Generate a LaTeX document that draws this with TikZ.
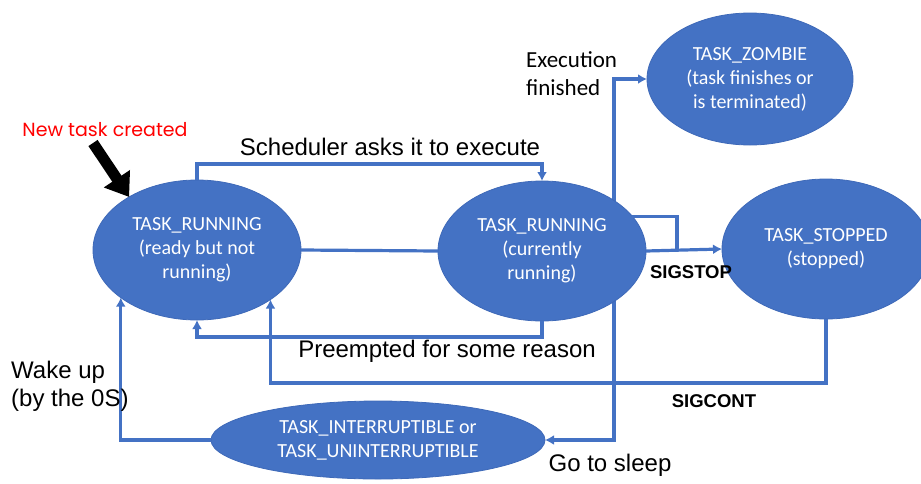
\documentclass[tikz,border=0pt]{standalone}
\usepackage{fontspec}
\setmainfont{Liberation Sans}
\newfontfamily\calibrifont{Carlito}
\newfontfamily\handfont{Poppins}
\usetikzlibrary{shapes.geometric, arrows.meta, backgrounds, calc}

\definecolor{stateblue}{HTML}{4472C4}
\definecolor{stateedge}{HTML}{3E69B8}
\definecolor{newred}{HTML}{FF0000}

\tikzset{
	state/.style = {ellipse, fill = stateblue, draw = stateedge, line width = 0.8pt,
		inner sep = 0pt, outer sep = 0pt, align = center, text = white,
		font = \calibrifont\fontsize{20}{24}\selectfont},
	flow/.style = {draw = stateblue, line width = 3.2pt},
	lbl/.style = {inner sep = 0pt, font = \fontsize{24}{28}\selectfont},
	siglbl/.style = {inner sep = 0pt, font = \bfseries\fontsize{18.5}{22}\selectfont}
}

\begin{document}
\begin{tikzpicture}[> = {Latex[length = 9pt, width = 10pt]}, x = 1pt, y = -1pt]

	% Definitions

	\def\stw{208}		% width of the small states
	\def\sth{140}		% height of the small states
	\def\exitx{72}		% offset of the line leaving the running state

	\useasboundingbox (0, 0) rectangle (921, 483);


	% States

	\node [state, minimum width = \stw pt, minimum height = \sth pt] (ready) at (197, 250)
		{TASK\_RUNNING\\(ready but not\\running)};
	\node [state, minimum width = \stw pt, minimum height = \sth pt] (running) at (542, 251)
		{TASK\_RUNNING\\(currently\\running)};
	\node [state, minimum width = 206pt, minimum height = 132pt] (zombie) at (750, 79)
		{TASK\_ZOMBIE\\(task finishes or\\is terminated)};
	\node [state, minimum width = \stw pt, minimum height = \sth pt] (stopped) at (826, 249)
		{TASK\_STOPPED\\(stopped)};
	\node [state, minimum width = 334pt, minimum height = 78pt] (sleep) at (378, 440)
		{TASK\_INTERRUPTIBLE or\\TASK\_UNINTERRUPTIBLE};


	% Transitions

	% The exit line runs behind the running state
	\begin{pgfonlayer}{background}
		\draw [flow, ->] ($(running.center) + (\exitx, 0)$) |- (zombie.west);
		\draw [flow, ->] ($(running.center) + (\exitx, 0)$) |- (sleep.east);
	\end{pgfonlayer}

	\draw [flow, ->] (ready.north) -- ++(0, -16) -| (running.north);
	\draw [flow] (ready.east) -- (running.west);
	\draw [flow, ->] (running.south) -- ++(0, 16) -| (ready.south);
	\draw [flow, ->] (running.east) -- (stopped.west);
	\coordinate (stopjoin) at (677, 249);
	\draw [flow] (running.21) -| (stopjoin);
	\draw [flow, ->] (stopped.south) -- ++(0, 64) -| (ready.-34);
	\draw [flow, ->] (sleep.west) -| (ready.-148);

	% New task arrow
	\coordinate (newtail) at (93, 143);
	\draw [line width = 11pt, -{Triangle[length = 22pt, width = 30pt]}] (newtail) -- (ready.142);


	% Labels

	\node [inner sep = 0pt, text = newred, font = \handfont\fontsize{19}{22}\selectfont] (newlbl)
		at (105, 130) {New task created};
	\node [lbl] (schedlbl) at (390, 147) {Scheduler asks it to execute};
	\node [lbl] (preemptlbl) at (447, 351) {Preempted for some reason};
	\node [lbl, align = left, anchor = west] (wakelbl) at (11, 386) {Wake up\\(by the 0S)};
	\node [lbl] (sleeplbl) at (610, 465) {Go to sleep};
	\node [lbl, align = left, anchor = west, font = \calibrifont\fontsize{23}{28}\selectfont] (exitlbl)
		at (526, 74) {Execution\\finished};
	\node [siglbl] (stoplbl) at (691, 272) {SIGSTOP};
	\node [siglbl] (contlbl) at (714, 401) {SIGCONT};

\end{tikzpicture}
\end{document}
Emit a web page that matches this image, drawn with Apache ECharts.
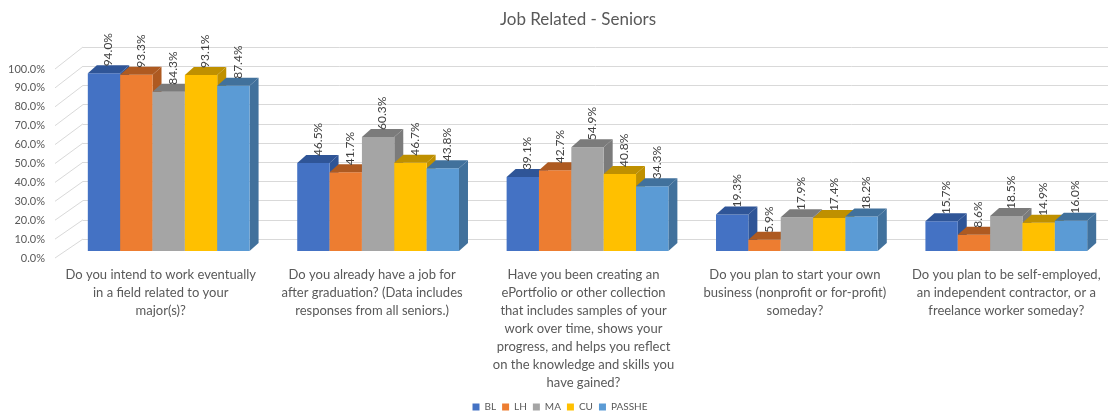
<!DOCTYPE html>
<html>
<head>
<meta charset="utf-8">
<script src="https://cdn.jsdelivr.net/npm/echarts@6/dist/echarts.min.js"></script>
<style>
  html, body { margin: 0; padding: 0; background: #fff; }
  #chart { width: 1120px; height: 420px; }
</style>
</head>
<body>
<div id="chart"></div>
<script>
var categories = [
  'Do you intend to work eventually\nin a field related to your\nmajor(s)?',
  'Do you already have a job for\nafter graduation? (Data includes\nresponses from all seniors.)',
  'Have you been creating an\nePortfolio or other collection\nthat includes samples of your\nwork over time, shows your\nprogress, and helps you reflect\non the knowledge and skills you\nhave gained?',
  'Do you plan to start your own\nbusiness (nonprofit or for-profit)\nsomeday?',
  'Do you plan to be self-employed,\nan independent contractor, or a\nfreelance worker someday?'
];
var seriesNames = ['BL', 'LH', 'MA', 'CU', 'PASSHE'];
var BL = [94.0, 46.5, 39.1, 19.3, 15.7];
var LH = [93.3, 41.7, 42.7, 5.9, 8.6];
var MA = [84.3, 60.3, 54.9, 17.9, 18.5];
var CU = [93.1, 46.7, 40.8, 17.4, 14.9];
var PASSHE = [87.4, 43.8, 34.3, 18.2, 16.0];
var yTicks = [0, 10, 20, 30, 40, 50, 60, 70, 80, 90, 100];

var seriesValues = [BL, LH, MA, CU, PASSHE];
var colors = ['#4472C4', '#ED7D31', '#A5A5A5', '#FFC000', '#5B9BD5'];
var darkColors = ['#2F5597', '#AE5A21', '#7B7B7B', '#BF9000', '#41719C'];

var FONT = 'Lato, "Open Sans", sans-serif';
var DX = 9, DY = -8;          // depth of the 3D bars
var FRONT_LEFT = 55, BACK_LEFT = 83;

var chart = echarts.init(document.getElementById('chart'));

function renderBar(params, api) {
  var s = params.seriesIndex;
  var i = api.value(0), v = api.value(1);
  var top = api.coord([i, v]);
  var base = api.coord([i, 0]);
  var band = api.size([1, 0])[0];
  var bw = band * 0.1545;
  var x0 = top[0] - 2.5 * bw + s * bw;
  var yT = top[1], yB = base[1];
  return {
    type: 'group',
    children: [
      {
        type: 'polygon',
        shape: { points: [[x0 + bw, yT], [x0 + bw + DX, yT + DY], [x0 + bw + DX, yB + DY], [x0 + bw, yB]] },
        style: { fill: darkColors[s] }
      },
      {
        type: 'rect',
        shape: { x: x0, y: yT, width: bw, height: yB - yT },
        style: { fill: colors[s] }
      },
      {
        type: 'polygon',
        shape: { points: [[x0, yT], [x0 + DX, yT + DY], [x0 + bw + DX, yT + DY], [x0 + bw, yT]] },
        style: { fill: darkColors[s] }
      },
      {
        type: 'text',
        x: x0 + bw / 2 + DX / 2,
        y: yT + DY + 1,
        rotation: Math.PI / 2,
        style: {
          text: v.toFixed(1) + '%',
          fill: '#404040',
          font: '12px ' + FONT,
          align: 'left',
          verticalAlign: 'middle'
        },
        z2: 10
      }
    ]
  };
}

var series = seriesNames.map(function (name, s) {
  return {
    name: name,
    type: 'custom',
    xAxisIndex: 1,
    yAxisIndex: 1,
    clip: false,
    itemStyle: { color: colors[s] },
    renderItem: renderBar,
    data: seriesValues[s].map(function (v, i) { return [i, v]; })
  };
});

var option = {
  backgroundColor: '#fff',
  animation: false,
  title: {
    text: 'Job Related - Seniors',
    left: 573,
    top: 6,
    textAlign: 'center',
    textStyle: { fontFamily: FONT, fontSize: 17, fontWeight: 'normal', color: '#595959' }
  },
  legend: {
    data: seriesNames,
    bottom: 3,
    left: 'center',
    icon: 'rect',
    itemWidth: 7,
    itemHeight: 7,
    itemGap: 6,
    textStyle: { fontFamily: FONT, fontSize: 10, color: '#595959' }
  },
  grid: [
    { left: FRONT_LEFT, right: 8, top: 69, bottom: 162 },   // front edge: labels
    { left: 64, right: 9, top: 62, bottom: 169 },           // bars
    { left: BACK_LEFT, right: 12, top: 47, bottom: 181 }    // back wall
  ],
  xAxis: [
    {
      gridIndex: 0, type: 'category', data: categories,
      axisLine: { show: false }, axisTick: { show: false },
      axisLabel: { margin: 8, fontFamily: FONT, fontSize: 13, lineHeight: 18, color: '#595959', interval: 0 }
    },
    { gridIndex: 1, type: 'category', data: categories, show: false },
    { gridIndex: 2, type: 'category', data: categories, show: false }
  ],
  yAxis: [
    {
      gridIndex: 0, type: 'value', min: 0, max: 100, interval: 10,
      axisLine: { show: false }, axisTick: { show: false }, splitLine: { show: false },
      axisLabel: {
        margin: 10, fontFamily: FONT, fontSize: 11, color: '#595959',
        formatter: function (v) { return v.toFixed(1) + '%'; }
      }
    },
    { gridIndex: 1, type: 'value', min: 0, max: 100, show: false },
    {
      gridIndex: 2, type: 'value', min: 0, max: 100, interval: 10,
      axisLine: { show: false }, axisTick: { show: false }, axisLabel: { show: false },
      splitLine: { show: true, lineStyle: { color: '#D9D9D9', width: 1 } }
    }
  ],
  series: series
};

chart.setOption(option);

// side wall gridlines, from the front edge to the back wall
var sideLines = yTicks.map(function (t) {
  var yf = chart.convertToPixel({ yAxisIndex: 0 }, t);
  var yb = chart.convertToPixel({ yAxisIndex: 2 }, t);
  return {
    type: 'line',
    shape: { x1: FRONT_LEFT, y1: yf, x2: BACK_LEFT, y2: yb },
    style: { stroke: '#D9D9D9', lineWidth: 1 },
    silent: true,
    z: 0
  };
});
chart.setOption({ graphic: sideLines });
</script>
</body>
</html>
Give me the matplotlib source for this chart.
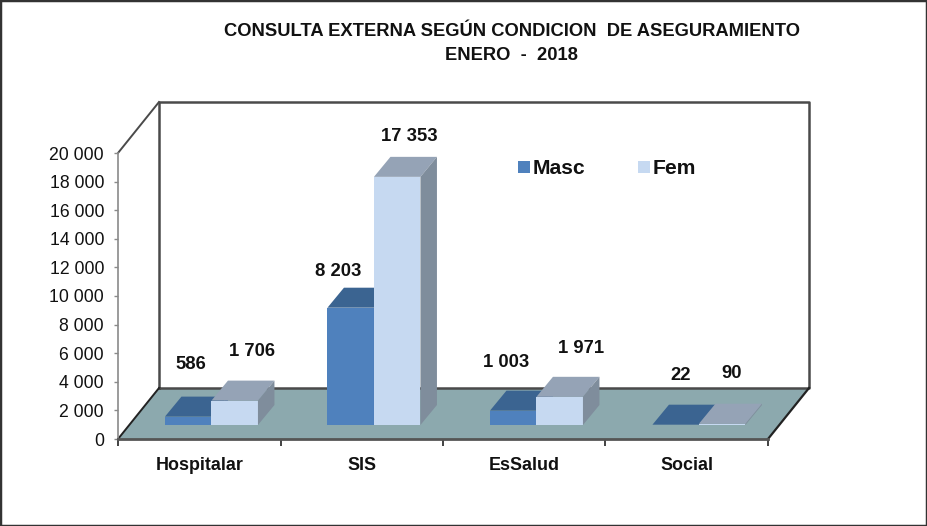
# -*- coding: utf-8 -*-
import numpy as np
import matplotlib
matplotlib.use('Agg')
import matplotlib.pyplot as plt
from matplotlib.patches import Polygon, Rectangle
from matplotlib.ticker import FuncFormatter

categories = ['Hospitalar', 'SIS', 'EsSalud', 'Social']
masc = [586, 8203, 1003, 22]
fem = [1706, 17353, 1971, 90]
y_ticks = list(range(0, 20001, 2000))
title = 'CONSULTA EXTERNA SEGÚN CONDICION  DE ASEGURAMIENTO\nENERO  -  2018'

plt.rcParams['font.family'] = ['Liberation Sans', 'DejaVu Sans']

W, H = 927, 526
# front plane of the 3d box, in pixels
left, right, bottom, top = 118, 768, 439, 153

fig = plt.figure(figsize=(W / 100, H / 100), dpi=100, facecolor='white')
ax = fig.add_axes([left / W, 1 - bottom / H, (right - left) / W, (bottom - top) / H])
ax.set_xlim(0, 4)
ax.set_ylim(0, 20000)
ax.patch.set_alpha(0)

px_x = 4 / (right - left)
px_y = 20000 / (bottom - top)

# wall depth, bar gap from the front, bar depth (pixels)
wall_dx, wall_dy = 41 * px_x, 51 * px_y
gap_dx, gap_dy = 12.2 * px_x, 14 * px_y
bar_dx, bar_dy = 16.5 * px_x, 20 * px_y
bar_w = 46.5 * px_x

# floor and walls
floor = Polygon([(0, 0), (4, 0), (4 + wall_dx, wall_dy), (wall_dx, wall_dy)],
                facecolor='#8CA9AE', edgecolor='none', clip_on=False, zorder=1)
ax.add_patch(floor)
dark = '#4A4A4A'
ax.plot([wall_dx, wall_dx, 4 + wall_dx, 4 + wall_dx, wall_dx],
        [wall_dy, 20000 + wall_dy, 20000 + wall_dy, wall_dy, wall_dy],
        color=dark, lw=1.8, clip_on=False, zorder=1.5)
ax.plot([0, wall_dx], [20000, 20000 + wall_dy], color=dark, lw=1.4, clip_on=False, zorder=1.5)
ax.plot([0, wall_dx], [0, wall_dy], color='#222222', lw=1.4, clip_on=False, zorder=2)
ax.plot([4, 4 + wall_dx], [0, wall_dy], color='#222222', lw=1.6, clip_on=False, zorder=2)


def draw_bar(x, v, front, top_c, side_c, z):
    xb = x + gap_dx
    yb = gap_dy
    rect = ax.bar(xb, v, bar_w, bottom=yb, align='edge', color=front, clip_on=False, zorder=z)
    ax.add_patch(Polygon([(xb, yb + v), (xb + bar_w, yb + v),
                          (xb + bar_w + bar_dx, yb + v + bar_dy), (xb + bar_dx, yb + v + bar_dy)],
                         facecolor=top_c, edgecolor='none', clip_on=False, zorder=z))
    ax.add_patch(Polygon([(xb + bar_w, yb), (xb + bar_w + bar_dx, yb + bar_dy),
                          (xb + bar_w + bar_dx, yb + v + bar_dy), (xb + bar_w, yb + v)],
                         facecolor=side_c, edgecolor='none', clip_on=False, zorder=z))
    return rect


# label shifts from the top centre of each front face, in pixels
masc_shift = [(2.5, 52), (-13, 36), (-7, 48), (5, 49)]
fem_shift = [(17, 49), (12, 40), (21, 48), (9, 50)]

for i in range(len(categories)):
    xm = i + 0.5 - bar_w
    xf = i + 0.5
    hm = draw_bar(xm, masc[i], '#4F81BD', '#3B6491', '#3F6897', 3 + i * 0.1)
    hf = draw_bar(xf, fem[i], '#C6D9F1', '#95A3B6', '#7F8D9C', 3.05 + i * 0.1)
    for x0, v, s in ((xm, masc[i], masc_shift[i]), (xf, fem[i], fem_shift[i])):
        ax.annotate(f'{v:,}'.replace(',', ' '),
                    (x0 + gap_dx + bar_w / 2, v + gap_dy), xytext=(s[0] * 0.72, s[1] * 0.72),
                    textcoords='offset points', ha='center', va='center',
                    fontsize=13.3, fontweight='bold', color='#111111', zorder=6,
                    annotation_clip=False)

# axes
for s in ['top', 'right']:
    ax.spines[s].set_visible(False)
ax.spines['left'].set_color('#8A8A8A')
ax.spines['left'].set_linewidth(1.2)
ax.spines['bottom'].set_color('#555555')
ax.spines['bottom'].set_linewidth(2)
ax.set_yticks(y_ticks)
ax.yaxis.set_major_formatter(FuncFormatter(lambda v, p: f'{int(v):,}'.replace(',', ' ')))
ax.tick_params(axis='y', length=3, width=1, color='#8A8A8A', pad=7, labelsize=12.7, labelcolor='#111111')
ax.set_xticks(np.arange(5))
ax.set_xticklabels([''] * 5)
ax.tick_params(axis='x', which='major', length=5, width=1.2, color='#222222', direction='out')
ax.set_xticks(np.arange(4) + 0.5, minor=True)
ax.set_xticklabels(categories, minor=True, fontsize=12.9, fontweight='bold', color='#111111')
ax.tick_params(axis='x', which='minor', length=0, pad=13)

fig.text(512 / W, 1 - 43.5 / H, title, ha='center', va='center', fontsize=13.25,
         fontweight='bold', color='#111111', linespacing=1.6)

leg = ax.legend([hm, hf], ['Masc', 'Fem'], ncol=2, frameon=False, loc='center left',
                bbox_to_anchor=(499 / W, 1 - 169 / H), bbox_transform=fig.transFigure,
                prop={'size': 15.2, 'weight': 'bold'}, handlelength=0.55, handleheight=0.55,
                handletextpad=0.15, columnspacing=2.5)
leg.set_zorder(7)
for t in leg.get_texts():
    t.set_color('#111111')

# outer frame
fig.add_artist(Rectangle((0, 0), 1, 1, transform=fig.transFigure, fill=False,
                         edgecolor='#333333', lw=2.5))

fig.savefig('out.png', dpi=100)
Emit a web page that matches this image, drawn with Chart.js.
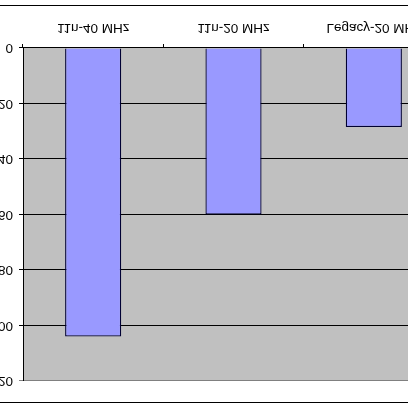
*****
-- To do --
Make an exact copy of the lines from the one containing "Give me the matplotlib source for this chart." to the one containing "plt.rcParams['font.family'] = ['Liberation", keeping both and leaving out every picture.

-- Problem solution --
Give me the matplotlib source for this chart.
# -*- coding: utf-8 -*-
import numpy as np
import matplotlib
matplotlib.use('Agg')
import matplotlib.pyplot as plt
from matplotlib.patches import Polygon, Rectangle
from matplotlib.ticker import FuncFormatter

categories = ['Hospitalar', 'SIS', 'EsSalud', 'Social']
masc = [586, 8203, 1003, 22]
fem = [1706, 17353, 1971, 90]
y_ticks = list(range(0, 20001, 2000))
title = 'CONSULTA EXTERNA SEGÚN CONDICION  DE ASEGURAMIENTO\nENERO  -  2018'

plt.rcParams['font.family'] = ['Liberation Sans', 'DejaVu Sans']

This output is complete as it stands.